# John Wayne



## QueenEsther (Feb 1, 2007)

I wondering what everyone else's favorite John Wayne movie is and if yall have any good quotes of his.

I haven't seen many of his movies but my favorite, so far, would have to be McLintock. And my favorite quote of his (from McLintock) is..

"You have to be a man first, before you can be a gentleman."

Ok, shoot!


----------



## bowhunter1961 (Feb 1, 2007)

when i was a kid, id go visit my dad, we'd go see the duke. i loved him, ........and when i saw "the cowboys", it freaked me out seeing the duke get killied.and i hated the guy who killed off the duke (bruce dern) took me years to forgive him..lol


----------



## Puritan Sailor (Feb 1, 2007)

I have a bunch of John Wayne movies.

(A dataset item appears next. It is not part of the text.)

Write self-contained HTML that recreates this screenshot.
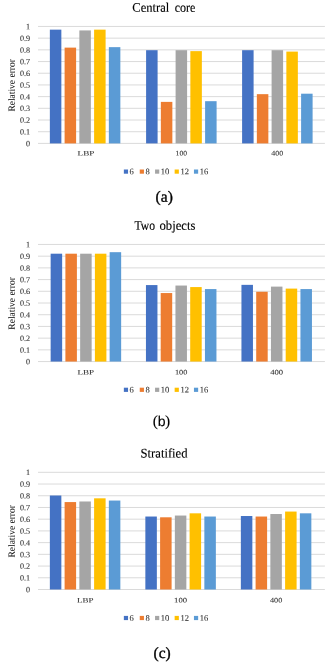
<!DOCTYPE html>
<html><head><meta charset="utf-8"><title>Relative error charts</title>
<style>
html,body{margin:0;padding:0;background:#fff;}
svg{display:block;font-family:"Liberation Serif","DejaVu Serif",serif;}
.t{font-size:12.4px;fill:#000;stroke:#000;stroke-width:0.12px;}
.c{font-size:15.5px;fill:#000;stroke:#000;stroke-width:0.35px;text-anchor:middle;}
.c2{stroke-width:0.12px;}
.cb{font-family:"Liberation Sans","DejaVu Sans",sans-serif;font-size:14px;stroke-width:0.1px;}
.y{font-size:8.1px;fill:#2e2e2e;stroke:#2e2e2e;stroke-width:0.08px;text-anchor:end;}
.x{font-size:7px;fill:#303030;stroke:#303030;stroke-width:0.07px;text-anchor:middle;}
.l{font-size:8.5px;fill:#303030;stroke:#303030;stroke-width:0.08px;}
.a{font-size:9.5px;fill:#000;text-anchor:middle;}
.g{stroke:#d6d6d6;stroke-width:0.9;}
</style></head><body>
<svg width="336" height="669" viewBox="0 0 336 669">
<rect width="336" height="669" fill="#fff"/>
<text class="t" transform="translate(132.30,11.70) rotate(0.05) scale(1.015,1.06)">Central</text>
<text class="t" transform="translate(174.70,11.70) rotate(0.05) scale(0.97,1.06)">core</text>
<line class="g" x1="38" x2="324.9" y1="143.40" y2="143.40"/>
<text class="y" transform="translate(30.00,146.20) rotate(0.05)">0</text>
<line class="g" x1="38" x2="324.9" y1="131.71" y2="131.71"/>
<text class="y" transform="translate(30.00,134.51) rotate(0.05)">0.1</text>
<line class="g" x1="38" x2="324.9" y1="120.01" y2="120.01"/>
<text class="y" transform="translate(30.00,122.81) rotate(0.05)">0.2</text>
<line class="g" x1="38" x2="324.9" y1="108.31" y2="108.31"/>
<text class="y" transform="translate(30.00,111.11) rotate(0.05)">0.3</text>
<line class="g" x1="38" x2="324.9" y1="96.62" y2="96.62"/>
<text class="y" transform="translate(30.00,99.42) rotate(0.05)">0.4</text>
<line class="g" x1="38" x2="324.9" y1="84.93" y2="84.93"/>
<text class="y" transform="translate(30.00,87.73) rotate(0.05)">0.5</text>
<line class="g" x1="38" x2="324.9" y1="73.23" y2="73.23"/>
<text class="y" transform="translate(30.00,76.03) rotate(0.05)">0.6</text>
<line class="g" x1="38" x2="324.9" y1="61.54" y2="61.54"/>
<text class="y" transform="translate(30.00,64.34) rotate(0.05)">0.7</text>
<line class="g" x1="38" x2="324.9" y1="49.84" y2="49.84"/>
<text class="y" transform="translate(30.00,52.64) rotate(0.05)">0.8</text>
<line class="g" x1="38" x2="324.9" y1="38.15" y2="38.15"/>
<text class="y" transform="translate(30.00,40.95) rotate(0.05)">0.9</text>
<line class="g" x1="38" x2="324.9" y1="26.45" y2="26.45"/>
<text class="y" transform="translate(30.00,29.25) rotate(0.05)">1</text>
<text class="a" transform="translate(14.80,85.33) rotate(-89.95)">Relative error</text>
<rect x="49.85" y="29.65" width="11.5" height="113.75" fill="#4472C4"/>
<rect x="64.60" y="47.62" width="11.5" height="95.78" fill="#ED7D31"/>
<rect x="79.35" y="30.43" width="11.5" height="112.97" fill="#A5A5A5"/>
<rect x="94.10" y="29.65" width="11.5" height="113.75" fill="#FFC000"/>
<rect x="108.85" y="47.15" width="11.5" height="96.25" fill="#5B9BD5"/>
<text class="x" transform="translate(85.93,155.60) rotate(0.05) scale(1.3,1)">LBP</text>
<rect x="146.10" y="50.19" width="11.5" height="93.21" fill="#4472C4"/>
<rect x="160.85" y="101.88" width="11.5" height="41.52" fill="#ED7D31"/>
<rect x="175.60" y="50.19" width="11.5" height="93.21" fill="#A5A5A5"/>
<rect x="190.35" y="51.13" width="11.5" height="92.27" fill="#FFC000"/>
<rect x="205.10" y="101.18" width="11.5" height="42.22" fill="#5B9BD5"/>
<text class="x" transform="translate(181.35,155.60) rotate(0.05) scale(1.1,1)">100</text>
<rect x="242.10" y="50.19" width="11.5" height="93.21" fill="#4472C4"/>
<rect x="256.85" y="94.16" width="11.5" height="49.24" fill="#ED7D31"/>
<rect x="271.60" y="50.19" width="11.5" height="93.21" fill="#A5A5A5"/>
<rect x="286.35" y="51.59" width="11.5" height="91.81" fill="#FFC000"/>
<rect x="301.10" y="93.70" width="11.5" height="49.70" fill="#5B9BD5"/>
<text class="x" transform="translate(277.35,155.60) rotate(0.05) scale(1.15,1)">400</text>
<rect x="123.85" y="169.50" width="4.2" height="4.2" fill="#4472C4"/>
<text class="l" transform="translate(129.60,174.35) rotate(0.05)">6</text>
<rect x="139.75" y="169.50" width="4.2" height="4.2" fill="#ED7D31"/>
<text class="l" transform="translate(145.50,174.35) rotate(0.05)">8</text>
<rect x="155.05" y="169.50" width="4.2" height="4.2" fill="#A5A5A5"/>
<text class="l" transform="translate(160.80,174.35) rotate(0.05)">10</text>
<rect x="174.65" y="169.50" width="4.2" height="4.2" fill="#FFC000"/>
<text class="l" transform="translate(180.40,174.35) rotate(0.05)">12</text>
<rect x="193.95" y="169.50" width="4.2" height="4.2" fill="#5B9BD5"/>
<text class="l" transform="translate(199.70,174.35) rotate(0.05)">16</text>
<text class="c" transform="translate(164.20,201.70) rotate(0.05)">(a)</text>
<text class="t" transform="translate(134.60,229.80) rotate(0.05) scale(0.935,1.06)">Two</text>
<text class="t" transform="translate(159.45,229.80) rotate(0.05) scale(1.024,1.06)">objects</text>
<line class="g" x1="38" x2="324.9" y1="361.55" y2="361.55"/>
<text class="y" transform="translate(30.00,364.35) rotate(0.05)">0</text>
<line class="g" x1="38" x2="324.9" y1="349.84" y2="349.84"/>
<text class="y" transform="translate(30.00,352.64) rotate(0.05)">0.1</text>
<line class="g" x1="38" x2="324.9" y1="338.13" y2="338.13"/>
<text class="y" transform="translate(30.00,340.93) rotate(0.05)">0.2</text>
<line class="g" x1="38" x2="324.9" y1="326.42" y2="326.42"/>
<text class="y" transform="translate(30.00,329.22) rotate(0.05)">0.3</text>
<line class="g" x1="38" x2="324.9" y1="314.71" y2="314.71"/>
<text class="y" transform="translate(30.00,317.51) rotate(0.05)">0.4</text>
<line class="g" x1="38" x2="324.9" y1="303.00" y2="303.00"/>
<text class="y" transform="translate(30.00,305.80) rotate(0.05)">0.5</text>
<line class="g" x1="38" x2="324.9" y1="291.29" y2="291.29"/>
<text class="y" transform="translate(30.00,294.09) rotate(0.05)">0.6</text>
<line class="g" x1="38" x2="324.9" y1="279.58" y2="279.58"/>
<text class="y" transform="translate(30.00,282.38) rotate(0.05)">0.7</text>
<line class="g" x1="38" x2="324.9" y1="267.87" y2="267.87"/>
<text class="y" transform="translate(30.00,270.67) rotate(0.05)">0.8</text>
<line class="g" x1="38" x2="324.9" y1="256.16" y2="256.16"/>
<text class="y" transform="translate(30.00,258.96) rotate(0.05)">0.9</text>
<line class="g" x1="38" x2="324.9" y1="244.45" y2="244.45"/>
<text class="y" transform="translate(30.00,247.25) rotate(0.05)">1</text>
<text class="a" transform="translate(14.80,303.40) rotate(-89.95)">Relative error</text>
<rect x="50.65" y="253.70" width="11.5" height="107.85" fill="#4472C4"/>
<rect x="65.40" y="253.70" width="11.5" height="107.85" fill="#ED7D31"/>
<rect x="80.15" y="253.70" width="11.5" height="107.85" fill="#A5A5A5"/>
<rect x="94.90" y="253.70" width="11.5" height="107.85" fill="#FFC000"/>
<rect x="109.65" y="252.18" width="11.5" height="109.37" fill="#5B9BD5"/>
<text class="x" transform="translate(85.80,374.50) rotate(0.05) scale(1.29,1)">LBP</text>
<rect x="145.95" y="285.08" width="11.5" height="76.47" fill="#4472C4"/>
<rect x="160.70" y="293.05" width="11.5" height="68.50" fill="#ED7D31"/>
<rect x="175.45" y="285.55" width="11.5" height="76.00" fill="#A5A5A5"/>
<rect x="190.20" y="287.07" width="11.5" height="74.48" fill="#FFC000"/>
<rect x="204.95" y="289.07" width="11.5" height="72.48" fill="#5B9BD5"/>
<text class="x" transform="translate(181.20,374.50) rotate(0.05) scale(1.19,1)">100</text>
<rect x="241.45" y="284.85" width="11.5" height="76.70" fill="#4472C4"/>
<rect x="256.20" y="291.76" width="11.5" height="69.79" fill="#ED7D31"/>
<rect x="270.95" y="286.61" width="11.5" height="74.94" fill="#A5A5A5"/>
<rect x="285.70" y="288.60" width="11.5" height="72.95" fill="#FFC000"/>
<rect x="300.45" y="289.07" width="11.5" height="72.48" fill="#5B9BD5"/>
<text class="x" transform="translate(276.70,374.50) rotate(0.05) scale(1.24,1)">400</text>
<rect x="123.85" y="387.70" width="4.2" height="4.2" fill="#4472C4"/>
<text class="l" transform="translate(129.60,392.55) rotate(0.05)">6</text>
<rect x="139.75" y="387.70" width="4.2" height="4.2" fill="#ED7D31"/>
<text class="l" transform="translate(145.50,392.55) rotate(0.05)">8</text>
<rect x="155.05" y="387.70" width="4.2" height="4.2" fill="#A5A5A5"/>
<text class="l" transform="translate(160.80,392.55) rotate(0.05)">10</text>
<rect x="174.65" y="387.70" width="4.2" height="4.2" fill="#FFC000"/>
<text class="l" transform="translate(180.40,392.55) rotate(0.05)">12</text>
<rect x="193.95" y="387.70" width="4.2" height="4.2" fill="#5B9BD5"/>
<text class="l" transform="translate(199.70,392.55) rotate(0.05)">16</text>
<text class="c c2" transform="translate(161.40,425.90) rotate(0.05)">(<tspan class="cb">b</tspan><tspan dx="-0.65">)</tspan></text>
<text class="t" transform="translate(140.56,457.40) rotate(0.05) scale(1.019,1.06)">Stratified</text>
<line class="g" x1="38" x2="324.9" y1="589.50" y2="589.50"/>
<text class="y" transform="translate(30.00,592.30) rotate(0.05)">0</text>
<line class="g" x1="38" x2="324.9" y1="577.78" y2="577.78"/>
<text class="y" transform="translate(30.00,580.58) rotate(0.05)">0.1</text>
<line class="g" x1="38" x2="324.9" y1="566.06" y2="566.06"/>
<text class="y" transform="translate(30.00,568.86) rotate(0.05)">0.2</text>
<line class="g" x1="38" x2="324.9" y1="554.34" y2="554.34"/>
<text class="y" transform="translate(30.00,557.14) rotate(0.05)">0.3</text>
<line class="g" x1="38" x2="324.9" y1="542.62" y2="542.62"/>
<text class="y" transform="translate(30.00,545.42) rotate(0.05)">0.4</text>
<line class="g" x1="38" x2="324.9" y1="530.90" y2="530.90"/>
<text class="y" transform="translate(30.00,533.70) rotate(0.05)">0.5</text>
<line class="g" x1="38" x2="324.9" y1="519.18" y2="519.18"/>
<text class="y" transform="translate(30.00,521.98) rotate(0.05)">0.6</text>
<line class="g" x1="38" x2="324.9" y1="507.46" y2="507.46"/>
<text class="y" transform="translate(30.00,510.26) rotate(0.05)">0.7</text>
<line class="g" x1="38" x2="324.9" y1="495.74" y2="495.74"/>
<text class="y" transform="translate(30.00,498.54) rotate(0.05)">0.8</text>
<line class="g" x1="38" x2="324.9" y1="484.02" y2="484.02"/>
<text class="y" transform="translate(30.00,486.82) rotate(0.05)">0.9</text>
<line class="g" x1="38" x2="324.9" y1="472.30" y2="472.30"/>
<text class="y" transform="translate(30.00,475.10) rotate(0.05)">1</text>
<text class="a" transform="translate(14.80,531.30) rotate(-89.95)">Relative error</text>
<rect x="49.85" y="495.51" width="11.5" height="93.99" fill="#4472C4"/>
<rect x="64.60" y="502.07" width="11.5" height="87.43" fill="#ED7D31"/>
<rect x="79.35" y="501.48" width="11.5" height="88.02" fill="#A5A5A5"/>
<rect x="94.10" y="498.32" width="11.5" height="91.18" fill="#FFC000"/>
<rect x="108.85" y="500.55" width="11.5" height="88.95" fill="#5B9BD5"/>
<text class="x" transform="translate(85.20,602.40) rotate(0.05) scale(1.28,1)">LBP</text>
<rect x="145.35" y="516.53" width="11.5" height="72.97" fill="#4472C4"/>
<rect x="160.10" y="517.30" width="11.5" height="72.20" fill="#ED7D31"/>
<rect x="174.85" y="515.55" width="11.5" height="73.95" fill="#A5A5A5"/>
<rect x="189.60" y="513.32" width="11.5" height="76.18" fill="#FFC000"/>
<rect x="204.35" y="516.53" width="11.5" height="72.97" fill="#5B9BD5"/>
<text class="x" transform="translate(180.60,602.40) rotate(0.05) scale(1.25,1)">100</text>
<rect x="240.85" y="516.02" width="11.5" height="73.48" fill="#4472C4"/>
<rect x="255.60" y="516.53" width="11.5" height="72.97" fill="#ED7D31"/>
<rect x="270.35" y="514.02" width="11.5" height="75.48" fill="#A5A5A5"/>
<rect x="285.10" y="511.56" width="11.5" height="77.94" fill="#FFC000"/>
<rect x="299.85" y="513.32" width="11.5" height="76.18" fill="#5B9BD5"/>
<text class="x" transform="translate(276.10,602.40) rotate(0.05) scale(1.18,1)">400</text>
<rect x="123.85" y="615.90" width="4.2" height="4.2" fill="#4472C4"/>
<text class="l" transform="translate(129.60,620.75) rotate(0.05)">6</text>
<rect x="139.75" y="615.90" width="4.2" height="4.2" fill="#ED7D31"/>
<text class="l" transform="translate(145.50,620.75) rotate(0.05)">8</text>
<rect x="155.05" y="615.90" width="4.2" height="4.2" fill="#A5A5A5"/>
<text class="l" transform="translate(160.80,620.75) rotate(0.05)">10</text>
<rect x="174.65" y="615.90" width="4.2" height="4.2" fill="#FFC000"/>
<text class="l" transform="translate(180.40,620.75) rotate(0.05)">12</text>
<rect x="193.95" y="615.90" width="4.2" height="4.2" fill="#5B9BD5"/>
<text class="l" transform="translate(199.70,620.75) rotate(0.05)">16</text>
<text class="c" transform="translate(162.10,657.90) rotate(0.05)">(c)</text>
</svg></body></html>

I think my favorites though are McClintock, The Quiet Man, and Eldorado, though it's hard to decide. The Man Who Shot Liberty Valance is good too.


----------



## BobVigneault (Feb 1, 2007)

The Man Who Shot Liberty Valance and The Shootist, both with James Stewart. Guess I'm a bigger Jimmy Stewart fan than John Wayne fan.


----------



## wsw201 (Feb 1, 2007)

Flying Leathernecks and The Green Berets.


----------



## JohnV (Feb 1, 2007)

Eldorado, definitely. 

I have a bunch of his movies, including some of his earlier ones. I think I have more of his 45 minute movies than his later full-length ones. But Eldorado is my favourite. Robert Mitchum is really good in that one too. My favourite scene in that movie is the one where Mitchum stumbles from the saloon to the jail with his bottle of whiskey. He does that really well. You can see from the differences in the scenes that make up that segment that the acting far outshines the directing. That takes a real actor. And Wayne, in his own way, adds the finishing touch to that scene, making it an actor's masterpiece all on its own. You simply cannot credit the director or anyone else for that segment. 

My favourite quote is, 

"He's gonna be mad when he finds out you've come up (signed up) on the other side."
"I hope so."
"Why's that?"
"A fella' in his line of work doesn't have the right to be mad. It means he's no good. So the madder he gets, the more I like it."


----------



## No Longer A Libertine (Feb 1, 2007)

Stagecoach, True Grit.


----------



## caddy (Feb 1, 2007)

Stagecoach, El Dorado, True Grit...


----------



## wsw201 (Feb 1, 2007)

OOOPS! I forgot The Sons of Katie Elder and the Searchers!


----------



## R. Scott Clark (Feb 1, 2007)

The Searchers and The Shootist.

Big fan.

rsc


----------



## VirginiaHuguenot (Feb 1, 2007)

Favorite John Wayne movie: _The Alamo_

Good quotes:

"Tomorrow is the most important thing in life. Comes into us at midnight very clean. It's perfect when it arrives and it puts itself in our hands. It hopes we've learned something from yesterday." 

“Courage is being scared to death but saddling up anyway.”

“Life is hard; it's harder if you're stupid.”

“Talk low, talk slow and don't say too much.”


----------



## JohnV (Feb 1, 2007)

Young Cowboys is good too.


----------



## jfschultz (Feb 1, 2007)

The High and the Mighty and In Harm's Way


----------



## Ivan (Feb 2, 2007)

_Horse Soliders_


----------



## bookslover (Feb 2, 2007)

What's the film where he played a ballerina? KIDDING!...


----------